Breast ImagingE2838. Spindle Cell Lesions of the Breast: The Good, the Bad and the Ugly
Weiss A, Clark E, Sheth M, Gupta E. Northwell Health, Manhasset, NY
Address correspondence to E. Clark (firstname.lastname@example.org)
Background Information: Spindle cell lesions of the breast are uncommon and include a wide variety of different entities from benign and reactive to aggressive and malignant. The morphologic and imaging features of some of the lesions overlap, creating a significant diagnostic challenge. This is particularly true when the lesion is sampled by core needle biopsy and not completely surgically excised. Correct identification of these lesions is very important because the prognosis, biological behavior, and treatment are often quite different. The purpose of our exhibit is to familiarize radiologists with the diverse imaging appearances of several rare spindle cell lesions seen at our institution while presenting a way of organizing these lesions into subcategories, making them easier to remember and diagnose.
Educational Goals/Teaching Points: Our goal is to review the spectrum of major spindle cell lesions of the breast and present their variable imaging features. The combination of clinical history and imaging features can provide helpful clues to narrow the differential diagnosis and establish the correct diagnosis. Teaching points are as follows. Distinguishing between a fibroadenoma and benign phyllodes tumor (PT) is challenging on core needle biopsy when there is increased stromal cellularity. Imaging features of a mass with clefts or round cysts on ultrasound is suggestive of PT. When a malignant spindle cell lesion is diagnosed on core biopsy, the differential diagnosis includes metaplastic carcinoma, malignant PT, and sarcoma. The diagnosis of primary breast sarcoma is exceedingly rare and it should never be made before excluding these other entities. Some spindle cell carcinomas may be deceptively bland and may resemble fibromatosis or a scar on imaging. Therefore, any suspicious changes on follow-up imaging should be carefully examined. As a group, spindle cell carcinomas have a poorer prognosis than conventional invasive breast cancers and are less frequently associated with axillary lymph node metastases. Nodular fasciitis, although benign, requires surgical excision for definitive diagnosis, as it can mimic malignancy on clinical examination, imaging, and histology.

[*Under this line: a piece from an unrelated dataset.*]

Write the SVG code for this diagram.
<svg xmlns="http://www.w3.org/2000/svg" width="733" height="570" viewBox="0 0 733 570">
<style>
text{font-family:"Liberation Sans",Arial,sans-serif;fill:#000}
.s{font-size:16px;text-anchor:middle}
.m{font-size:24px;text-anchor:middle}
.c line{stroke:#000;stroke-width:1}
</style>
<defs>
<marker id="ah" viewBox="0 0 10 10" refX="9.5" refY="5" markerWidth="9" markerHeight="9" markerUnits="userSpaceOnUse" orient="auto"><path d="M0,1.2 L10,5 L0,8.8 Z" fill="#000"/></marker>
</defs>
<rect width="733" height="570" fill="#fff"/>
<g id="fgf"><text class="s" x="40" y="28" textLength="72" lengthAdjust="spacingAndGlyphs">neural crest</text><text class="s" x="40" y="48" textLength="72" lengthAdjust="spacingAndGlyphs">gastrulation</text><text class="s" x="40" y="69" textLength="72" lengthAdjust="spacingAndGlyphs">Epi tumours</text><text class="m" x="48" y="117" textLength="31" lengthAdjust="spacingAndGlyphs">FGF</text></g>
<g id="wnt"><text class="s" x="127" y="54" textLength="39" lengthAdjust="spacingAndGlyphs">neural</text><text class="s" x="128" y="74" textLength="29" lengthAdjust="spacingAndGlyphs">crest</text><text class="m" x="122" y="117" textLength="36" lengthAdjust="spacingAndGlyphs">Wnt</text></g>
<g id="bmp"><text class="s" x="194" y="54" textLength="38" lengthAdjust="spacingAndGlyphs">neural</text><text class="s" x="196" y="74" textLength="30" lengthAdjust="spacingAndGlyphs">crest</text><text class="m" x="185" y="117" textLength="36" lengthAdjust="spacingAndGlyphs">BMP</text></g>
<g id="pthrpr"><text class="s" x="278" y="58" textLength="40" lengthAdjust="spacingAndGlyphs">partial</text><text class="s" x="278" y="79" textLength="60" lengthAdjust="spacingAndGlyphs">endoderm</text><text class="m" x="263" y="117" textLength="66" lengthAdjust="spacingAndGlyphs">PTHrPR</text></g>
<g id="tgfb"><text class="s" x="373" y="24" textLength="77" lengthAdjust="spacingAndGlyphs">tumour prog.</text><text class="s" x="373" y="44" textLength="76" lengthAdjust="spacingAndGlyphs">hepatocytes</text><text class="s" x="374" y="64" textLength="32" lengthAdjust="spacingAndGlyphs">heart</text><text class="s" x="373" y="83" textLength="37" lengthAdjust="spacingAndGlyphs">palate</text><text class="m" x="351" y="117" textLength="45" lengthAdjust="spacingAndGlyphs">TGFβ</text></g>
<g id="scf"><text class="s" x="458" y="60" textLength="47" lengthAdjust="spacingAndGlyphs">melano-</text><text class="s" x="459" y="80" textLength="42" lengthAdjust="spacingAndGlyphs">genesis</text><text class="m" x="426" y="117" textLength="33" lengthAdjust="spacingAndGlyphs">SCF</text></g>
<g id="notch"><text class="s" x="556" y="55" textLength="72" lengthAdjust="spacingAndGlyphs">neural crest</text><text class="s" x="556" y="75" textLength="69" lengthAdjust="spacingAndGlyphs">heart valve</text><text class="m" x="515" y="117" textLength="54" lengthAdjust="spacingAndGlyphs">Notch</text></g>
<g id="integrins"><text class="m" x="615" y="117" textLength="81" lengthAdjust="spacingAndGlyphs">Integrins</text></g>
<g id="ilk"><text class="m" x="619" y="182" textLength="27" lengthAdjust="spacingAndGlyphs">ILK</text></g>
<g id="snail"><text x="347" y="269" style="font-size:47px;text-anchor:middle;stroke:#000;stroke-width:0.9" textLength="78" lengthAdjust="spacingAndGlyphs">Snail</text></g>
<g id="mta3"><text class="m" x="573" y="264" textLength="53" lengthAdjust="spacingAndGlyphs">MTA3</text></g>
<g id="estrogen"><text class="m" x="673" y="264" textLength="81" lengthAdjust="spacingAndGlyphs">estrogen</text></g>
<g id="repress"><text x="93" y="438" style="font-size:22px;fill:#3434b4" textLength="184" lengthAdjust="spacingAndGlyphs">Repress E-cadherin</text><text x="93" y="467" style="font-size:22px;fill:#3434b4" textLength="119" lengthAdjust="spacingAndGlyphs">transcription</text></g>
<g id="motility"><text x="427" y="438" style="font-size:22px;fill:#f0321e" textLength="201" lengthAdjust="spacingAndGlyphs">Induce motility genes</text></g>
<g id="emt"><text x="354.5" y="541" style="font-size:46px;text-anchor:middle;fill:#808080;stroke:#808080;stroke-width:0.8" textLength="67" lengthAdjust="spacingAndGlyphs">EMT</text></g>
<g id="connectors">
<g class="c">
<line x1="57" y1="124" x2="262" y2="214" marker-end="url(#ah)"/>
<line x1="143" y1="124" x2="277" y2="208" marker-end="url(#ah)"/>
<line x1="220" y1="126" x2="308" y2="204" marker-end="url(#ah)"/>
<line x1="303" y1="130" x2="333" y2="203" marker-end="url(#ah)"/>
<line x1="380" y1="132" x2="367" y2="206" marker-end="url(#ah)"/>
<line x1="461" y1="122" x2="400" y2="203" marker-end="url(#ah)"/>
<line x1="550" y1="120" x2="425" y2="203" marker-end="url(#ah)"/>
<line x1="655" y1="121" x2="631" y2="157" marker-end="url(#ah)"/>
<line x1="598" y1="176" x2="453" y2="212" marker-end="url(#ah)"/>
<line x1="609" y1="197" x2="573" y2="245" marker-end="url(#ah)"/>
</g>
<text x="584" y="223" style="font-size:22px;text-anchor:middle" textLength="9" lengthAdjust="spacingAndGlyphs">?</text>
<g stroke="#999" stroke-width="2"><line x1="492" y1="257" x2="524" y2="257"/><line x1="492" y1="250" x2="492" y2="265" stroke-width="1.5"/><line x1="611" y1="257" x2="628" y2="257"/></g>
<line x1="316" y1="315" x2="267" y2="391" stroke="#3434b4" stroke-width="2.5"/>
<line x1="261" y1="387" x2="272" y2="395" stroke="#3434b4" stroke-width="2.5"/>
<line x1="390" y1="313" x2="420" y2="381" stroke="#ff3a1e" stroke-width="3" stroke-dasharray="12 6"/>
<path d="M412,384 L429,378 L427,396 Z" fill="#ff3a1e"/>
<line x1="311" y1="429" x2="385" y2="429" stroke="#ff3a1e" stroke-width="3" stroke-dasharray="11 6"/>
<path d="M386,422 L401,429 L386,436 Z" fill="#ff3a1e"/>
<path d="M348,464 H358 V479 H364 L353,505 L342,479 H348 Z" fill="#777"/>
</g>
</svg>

Key Anatomic/Physiologic Issues and Imaging Findings/Techniques: Spindle cell lesions are composed of two main cell types: mesenchymal and epithelial. They are categorized into monophasic and biphasic variants if the mesenchymal (monophasic) or both components (biphasic) predominate. The monophasic lesions are divided into pure pleomorphic and bland spindle cells and biphasic lesions are composed of spindle cells with either a benign or malignant epithelial component. We will present imaging examples of tumors in each of these categories along with a discussion of the clinical presentation, imaging features, treatment, and prognosis.
Conclusion: Spindle cell lesions of the breast are a diverse group that sometimes presents a diagnostic challenge. Knowing the spectrum of radiologic appearances in combination with clinical history allows the radiologist to narrow the differential diagnosis. Some spindle cell lesions diagnosed on core biopsy require careful multidisciplinary discussion regarding their management.